_WHAT YOU ARE ASKED TO DO_:
Report how many lines include the word "script", and nothing besides that number.

_THE DATA_:
####################
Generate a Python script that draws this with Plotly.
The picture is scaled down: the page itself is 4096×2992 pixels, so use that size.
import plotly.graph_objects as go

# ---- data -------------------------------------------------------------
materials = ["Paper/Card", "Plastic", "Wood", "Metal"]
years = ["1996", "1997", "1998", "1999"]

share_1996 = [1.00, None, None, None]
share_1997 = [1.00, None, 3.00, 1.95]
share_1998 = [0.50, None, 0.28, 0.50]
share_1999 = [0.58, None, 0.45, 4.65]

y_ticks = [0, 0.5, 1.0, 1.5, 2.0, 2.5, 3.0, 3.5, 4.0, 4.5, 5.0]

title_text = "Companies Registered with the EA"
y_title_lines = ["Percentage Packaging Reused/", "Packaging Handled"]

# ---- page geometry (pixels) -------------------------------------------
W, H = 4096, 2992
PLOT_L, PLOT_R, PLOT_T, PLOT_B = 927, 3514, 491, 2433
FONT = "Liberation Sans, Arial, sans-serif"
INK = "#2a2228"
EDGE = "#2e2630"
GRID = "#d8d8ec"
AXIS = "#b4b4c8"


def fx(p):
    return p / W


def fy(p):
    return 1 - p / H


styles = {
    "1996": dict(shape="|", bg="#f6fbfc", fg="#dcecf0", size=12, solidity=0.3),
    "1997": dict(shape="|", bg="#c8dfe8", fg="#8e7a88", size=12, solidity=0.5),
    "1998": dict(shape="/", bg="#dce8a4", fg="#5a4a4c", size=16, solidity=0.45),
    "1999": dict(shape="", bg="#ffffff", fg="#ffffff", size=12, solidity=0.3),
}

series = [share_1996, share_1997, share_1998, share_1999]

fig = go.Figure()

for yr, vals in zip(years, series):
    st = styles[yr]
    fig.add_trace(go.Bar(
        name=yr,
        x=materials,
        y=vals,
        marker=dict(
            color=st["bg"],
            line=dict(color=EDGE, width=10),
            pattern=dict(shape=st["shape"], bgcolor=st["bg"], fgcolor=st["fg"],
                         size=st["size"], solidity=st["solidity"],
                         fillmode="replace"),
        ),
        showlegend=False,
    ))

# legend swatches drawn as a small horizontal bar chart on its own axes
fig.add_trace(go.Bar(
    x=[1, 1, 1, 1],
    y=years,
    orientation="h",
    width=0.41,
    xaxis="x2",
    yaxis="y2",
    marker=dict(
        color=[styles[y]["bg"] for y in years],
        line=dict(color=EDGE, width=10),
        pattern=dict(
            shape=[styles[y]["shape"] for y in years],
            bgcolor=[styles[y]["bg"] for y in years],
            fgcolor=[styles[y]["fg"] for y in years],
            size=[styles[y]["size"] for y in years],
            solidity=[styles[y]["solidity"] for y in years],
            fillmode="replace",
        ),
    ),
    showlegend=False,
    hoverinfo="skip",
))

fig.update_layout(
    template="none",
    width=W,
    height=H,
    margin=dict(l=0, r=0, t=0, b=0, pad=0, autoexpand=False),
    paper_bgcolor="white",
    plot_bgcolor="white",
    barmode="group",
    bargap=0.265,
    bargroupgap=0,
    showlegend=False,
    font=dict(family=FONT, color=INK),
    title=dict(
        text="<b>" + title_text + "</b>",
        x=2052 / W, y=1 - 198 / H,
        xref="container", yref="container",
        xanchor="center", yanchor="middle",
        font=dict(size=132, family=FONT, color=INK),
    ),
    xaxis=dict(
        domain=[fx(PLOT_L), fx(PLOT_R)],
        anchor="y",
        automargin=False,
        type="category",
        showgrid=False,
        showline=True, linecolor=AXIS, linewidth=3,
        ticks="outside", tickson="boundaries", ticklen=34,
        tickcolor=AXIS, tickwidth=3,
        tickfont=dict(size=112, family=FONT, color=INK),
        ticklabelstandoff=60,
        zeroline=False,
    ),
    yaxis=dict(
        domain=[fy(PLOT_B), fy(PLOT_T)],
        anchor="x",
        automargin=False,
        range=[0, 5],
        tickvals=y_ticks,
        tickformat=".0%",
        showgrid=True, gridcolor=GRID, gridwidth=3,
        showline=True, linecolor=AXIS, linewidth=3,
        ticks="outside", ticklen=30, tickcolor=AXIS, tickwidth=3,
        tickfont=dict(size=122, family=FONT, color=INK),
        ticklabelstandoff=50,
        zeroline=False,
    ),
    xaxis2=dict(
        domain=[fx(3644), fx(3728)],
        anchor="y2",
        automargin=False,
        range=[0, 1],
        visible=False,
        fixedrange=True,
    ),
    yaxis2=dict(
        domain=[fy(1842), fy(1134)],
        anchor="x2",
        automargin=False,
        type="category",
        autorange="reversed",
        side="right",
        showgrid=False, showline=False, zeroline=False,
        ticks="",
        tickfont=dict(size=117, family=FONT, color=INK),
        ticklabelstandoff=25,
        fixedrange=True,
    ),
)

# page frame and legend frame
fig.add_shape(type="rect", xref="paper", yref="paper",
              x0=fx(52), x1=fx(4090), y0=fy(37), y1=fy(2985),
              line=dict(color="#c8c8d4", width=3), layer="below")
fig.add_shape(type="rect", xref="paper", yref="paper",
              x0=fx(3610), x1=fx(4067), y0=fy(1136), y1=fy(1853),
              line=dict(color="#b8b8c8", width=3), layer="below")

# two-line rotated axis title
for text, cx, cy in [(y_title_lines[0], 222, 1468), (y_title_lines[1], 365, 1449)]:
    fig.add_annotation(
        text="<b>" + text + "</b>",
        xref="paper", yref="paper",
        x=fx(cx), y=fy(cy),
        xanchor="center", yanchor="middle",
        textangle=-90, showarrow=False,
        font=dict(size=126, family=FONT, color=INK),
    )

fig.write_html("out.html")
####################
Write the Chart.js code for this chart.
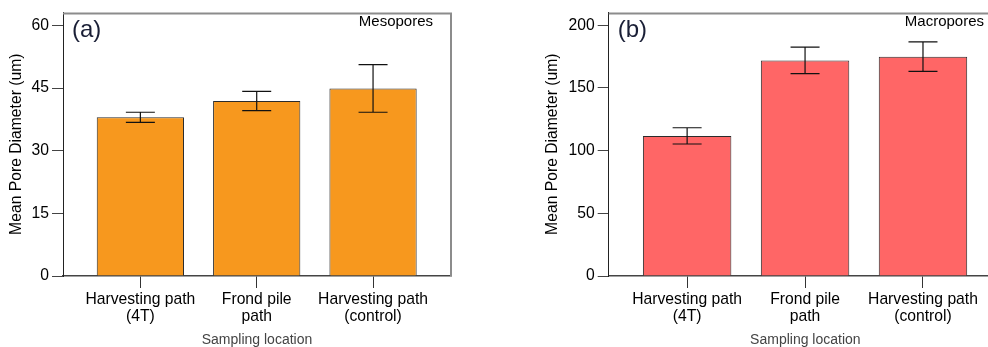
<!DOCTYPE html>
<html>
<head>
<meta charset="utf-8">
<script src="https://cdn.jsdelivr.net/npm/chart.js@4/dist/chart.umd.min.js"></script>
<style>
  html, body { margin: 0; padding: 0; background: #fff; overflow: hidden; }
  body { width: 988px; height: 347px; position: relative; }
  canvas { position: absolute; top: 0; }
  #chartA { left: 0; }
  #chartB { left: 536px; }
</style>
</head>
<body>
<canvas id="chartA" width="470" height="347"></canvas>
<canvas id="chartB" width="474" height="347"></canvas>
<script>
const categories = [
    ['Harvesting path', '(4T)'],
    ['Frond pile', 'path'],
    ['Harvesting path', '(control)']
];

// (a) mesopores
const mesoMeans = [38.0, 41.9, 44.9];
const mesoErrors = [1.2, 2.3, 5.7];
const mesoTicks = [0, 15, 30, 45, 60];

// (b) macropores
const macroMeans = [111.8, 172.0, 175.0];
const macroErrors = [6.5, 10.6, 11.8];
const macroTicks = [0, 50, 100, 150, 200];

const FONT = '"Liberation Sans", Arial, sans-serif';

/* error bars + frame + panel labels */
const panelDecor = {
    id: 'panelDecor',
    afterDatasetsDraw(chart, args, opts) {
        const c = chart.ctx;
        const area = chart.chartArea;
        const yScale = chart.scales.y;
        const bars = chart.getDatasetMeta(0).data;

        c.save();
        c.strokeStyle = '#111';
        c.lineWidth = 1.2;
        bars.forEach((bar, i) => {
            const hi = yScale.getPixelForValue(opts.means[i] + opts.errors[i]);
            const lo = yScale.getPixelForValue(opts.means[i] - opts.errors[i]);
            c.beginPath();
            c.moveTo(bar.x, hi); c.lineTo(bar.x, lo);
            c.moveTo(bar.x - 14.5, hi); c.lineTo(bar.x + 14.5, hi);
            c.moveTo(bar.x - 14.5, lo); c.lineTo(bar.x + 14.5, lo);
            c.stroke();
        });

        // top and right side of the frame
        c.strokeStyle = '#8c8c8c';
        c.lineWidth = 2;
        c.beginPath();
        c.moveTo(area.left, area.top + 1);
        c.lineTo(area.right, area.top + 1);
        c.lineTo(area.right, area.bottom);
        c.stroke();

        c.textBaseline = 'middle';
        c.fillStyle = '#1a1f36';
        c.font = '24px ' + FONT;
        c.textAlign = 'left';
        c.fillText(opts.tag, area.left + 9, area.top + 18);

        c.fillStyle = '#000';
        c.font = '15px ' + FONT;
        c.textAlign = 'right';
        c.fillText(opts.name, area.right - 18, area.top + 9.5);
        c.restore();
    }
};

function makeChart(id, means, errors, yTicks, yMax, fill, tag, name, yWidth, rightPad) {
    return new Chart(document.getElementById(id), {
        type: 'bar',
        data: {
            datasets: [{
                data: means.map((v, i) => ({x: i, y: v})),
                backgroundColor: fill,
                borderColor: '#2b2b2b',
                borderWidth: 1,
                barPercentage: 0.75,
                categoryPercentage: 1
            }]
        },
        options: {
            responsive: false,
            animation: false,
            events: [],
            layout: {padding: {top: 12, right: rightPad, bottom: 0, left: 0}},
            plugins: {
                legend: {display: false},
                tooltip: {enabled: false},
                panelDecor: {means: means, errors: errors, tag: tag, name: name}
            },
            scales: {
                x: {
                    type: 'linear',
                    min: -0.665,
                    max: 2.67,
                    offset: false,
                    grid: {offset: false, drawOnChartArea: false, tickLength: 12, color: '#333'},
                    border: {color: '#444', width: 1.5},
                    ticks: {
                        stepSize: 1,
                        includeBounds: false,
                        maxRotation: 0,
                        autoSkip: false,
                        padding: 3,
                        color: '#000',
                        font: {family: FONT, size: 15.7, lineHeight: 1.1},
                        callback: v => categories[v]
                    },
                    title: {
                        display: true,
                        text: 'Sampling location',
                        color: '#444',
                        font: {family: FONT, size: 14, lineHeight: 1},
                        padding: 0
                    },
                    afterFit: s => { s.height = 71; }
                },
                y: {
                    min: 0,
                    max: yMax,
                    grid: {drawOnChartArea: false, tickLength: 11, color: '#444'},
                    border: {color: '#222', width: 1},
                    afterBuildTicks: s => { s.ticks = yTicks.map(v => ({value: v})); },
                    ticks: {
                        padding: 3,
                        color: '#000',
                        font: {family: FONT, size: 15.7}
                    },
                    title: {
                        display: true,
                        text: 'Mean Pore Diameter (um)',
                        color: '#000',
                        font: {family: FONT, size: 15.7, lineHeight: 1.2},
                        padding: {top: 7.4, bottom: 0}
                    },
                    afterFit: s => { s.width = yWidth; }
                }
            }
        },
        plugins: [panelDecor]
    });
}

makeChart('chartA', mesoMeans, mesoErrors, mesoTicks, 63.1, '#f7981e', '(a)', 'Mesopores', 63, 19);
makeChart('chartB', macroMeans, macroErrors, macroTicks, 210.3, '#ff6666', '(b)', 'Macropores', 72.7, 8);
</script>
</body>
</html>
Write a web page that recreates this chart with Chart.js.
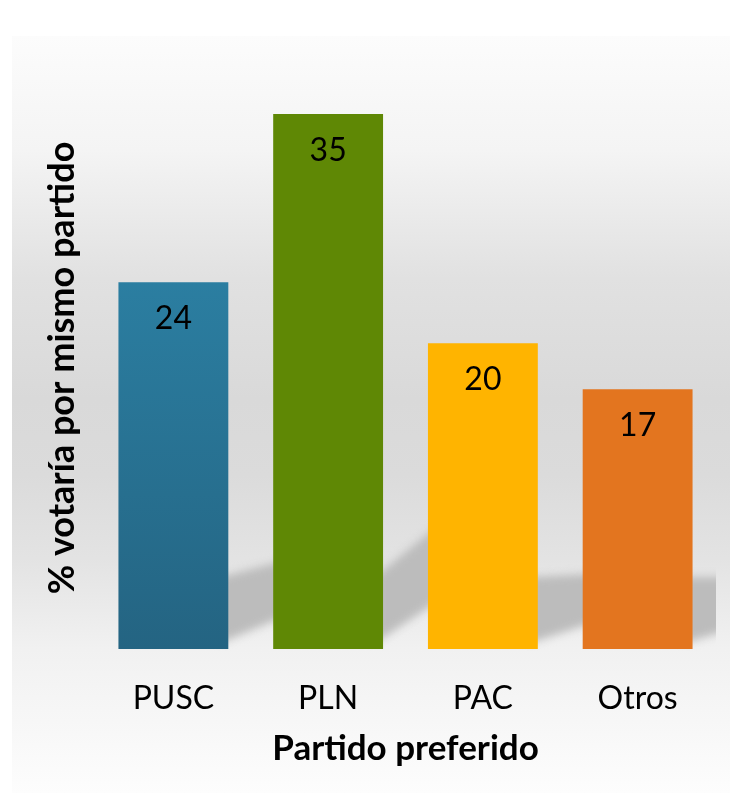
####################
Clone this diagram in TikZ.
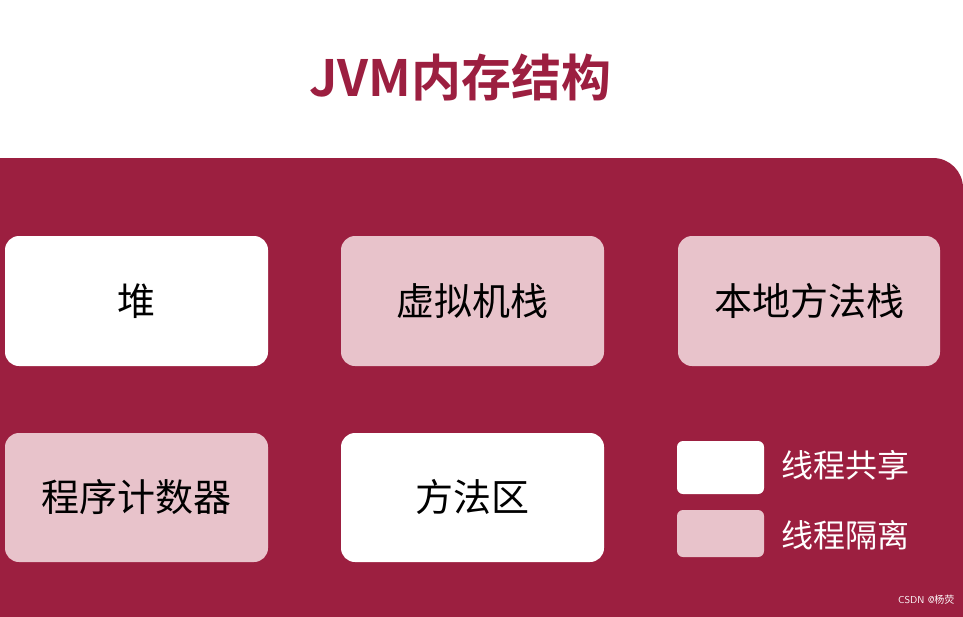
####################
_EXPECTED ANSWER_:
4